> RECORD LIST

***

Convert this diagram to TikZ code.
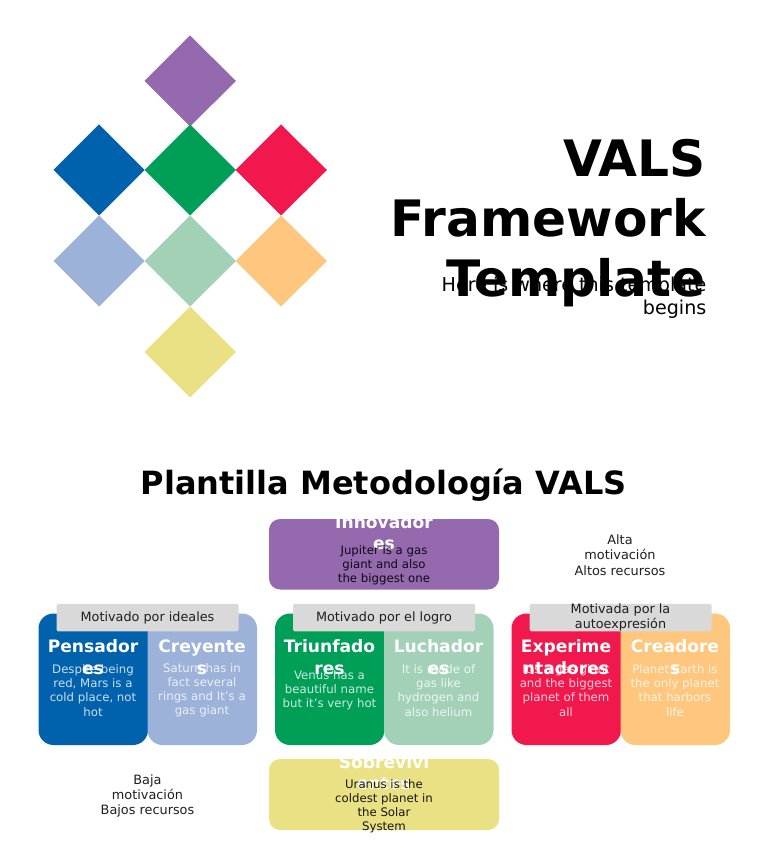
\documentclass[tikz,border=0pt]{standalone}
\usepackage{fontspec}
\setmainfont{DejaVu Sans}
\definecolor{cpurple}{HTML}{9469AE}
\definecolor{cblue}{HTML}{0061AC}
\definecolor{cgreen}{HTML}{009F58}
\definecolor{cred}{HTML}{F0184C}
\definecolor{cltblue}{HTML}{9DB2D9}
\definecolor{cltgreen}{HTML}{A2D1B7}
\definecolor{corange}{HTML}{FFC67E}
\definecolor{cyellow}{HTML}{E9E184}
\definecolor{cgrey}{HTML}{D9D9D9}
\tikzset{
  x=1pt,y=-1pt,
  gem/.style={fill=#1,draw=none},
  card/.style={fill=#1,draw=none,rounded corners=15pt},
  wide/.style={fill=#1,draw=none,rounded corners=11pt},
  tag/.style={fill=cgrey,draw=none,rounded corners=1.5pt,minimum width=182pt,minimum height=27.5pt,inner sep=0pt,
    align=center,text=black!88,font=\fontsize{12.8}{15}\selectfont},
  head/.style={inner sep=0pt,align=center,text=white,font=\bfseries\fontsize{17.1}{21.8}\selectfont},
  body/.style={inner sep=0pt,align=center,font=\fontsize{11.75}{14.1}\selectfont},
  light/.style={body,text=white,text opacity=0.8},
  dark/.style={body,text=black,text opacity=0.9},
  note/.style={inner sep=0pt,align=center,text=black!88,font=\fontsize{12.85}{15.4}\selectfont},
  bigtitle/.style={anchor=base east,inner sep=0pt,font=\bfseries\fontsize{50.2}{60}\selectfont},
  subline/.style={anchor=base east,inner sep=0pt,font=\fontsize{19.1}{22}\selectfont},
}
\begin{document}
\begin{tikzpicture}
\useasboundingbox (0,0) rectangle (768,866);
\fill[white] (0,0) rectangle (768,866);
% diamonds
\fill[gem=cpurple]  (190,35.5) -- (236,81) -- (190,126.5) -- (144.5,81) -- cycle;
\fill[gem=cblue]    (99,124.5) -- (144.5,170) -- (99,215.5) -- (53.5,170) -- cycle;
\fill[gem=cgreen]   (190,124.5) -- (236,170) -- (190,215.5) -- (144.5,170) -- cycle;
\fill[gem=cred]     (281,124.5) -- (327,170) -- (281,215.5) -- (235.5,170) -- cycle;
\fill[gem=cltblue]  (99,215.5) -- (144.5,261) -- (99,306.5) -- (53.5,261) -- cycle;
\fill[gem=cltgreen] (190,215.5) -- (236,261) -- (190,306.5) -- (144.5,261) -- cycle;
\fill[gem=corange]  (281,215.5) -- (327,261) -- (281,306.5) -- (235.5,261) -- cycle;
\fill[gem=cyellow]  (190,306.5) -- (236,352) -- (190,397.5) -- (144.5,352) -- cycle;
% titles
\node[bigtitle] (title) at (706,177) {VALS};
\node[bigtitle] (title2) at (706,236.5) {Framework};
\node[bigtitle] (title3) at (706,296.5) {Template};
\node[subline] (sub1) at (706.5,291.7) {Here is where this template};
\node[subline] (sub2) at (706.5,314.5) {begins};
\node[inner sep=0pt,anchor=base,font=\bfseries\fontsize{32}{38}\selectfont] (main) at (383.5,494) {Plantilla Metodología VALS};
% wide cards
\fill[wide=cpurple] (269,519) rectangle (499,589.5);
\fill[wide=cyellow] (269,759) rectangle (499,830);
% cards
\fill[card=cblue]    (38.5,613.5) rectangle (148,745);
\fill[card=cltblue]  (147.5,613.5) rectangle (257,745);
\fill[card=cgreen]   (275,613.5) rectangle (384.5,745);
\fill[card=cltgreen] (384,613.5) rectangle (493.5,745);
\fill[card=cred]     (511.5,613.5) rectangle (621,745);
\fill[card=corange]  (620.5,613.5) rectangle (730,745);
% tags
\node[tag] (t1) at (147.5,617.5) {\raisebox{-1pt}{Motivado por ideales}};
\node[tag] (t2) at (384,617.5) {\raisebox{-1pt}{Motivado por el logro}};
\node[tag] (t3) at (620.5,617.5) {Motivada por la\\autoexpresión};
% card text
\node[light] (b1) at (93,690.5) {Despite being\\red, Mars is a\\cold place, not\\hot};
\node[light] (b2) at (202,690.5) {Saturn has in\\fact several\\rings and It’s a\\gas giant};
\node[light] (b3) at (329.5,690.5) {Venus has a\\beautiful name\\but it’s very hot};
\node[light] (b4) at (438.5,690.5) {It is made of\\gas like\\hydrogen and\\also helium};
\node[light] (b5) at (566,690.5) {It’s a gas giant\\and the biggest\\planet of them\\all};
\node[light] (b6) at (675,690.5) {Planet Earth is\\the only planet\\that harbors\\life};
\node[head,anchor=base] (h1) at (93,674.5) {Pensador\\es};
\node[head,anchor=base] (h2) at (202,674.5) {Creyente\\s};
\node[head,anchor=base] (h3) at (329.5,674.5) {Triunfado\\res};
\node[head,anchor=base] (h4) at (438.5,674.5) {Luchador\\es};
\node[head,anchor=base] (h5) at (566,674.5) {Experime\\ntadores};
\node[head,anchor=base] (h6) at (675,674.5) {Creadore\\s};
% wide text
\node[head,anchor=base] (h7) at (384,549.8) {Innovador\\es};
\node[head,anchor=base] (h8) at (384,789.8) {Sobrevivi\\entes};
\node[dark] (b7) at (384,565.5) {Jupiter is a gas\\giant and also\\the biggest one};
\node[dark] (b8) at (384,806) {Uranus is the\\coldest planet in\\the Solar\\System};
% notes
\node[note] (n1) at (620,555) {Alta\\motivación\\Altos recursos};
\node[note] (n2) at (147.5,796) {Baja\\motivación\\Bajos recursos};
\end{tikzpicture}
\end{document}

***

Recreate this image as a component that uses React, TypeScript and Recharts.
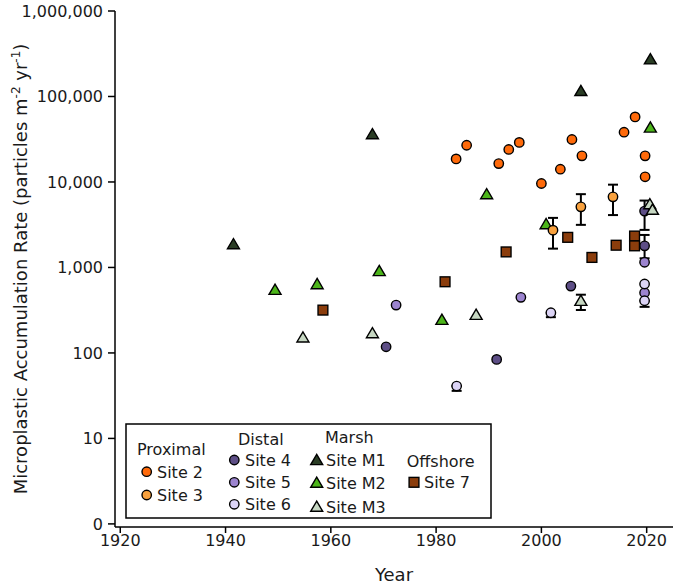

***

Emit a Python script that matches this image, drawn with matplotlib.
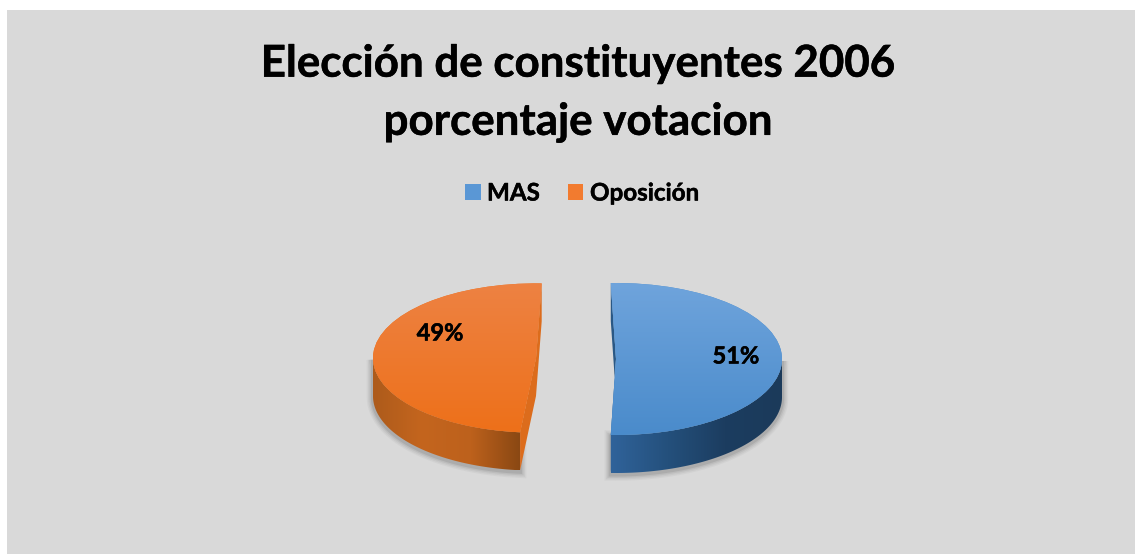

***

> WHAT YOU HAVE TO DO
Give the count of lines in the listing that hold the word "this", with no other text.

> RESPONSE TO THE TASK
4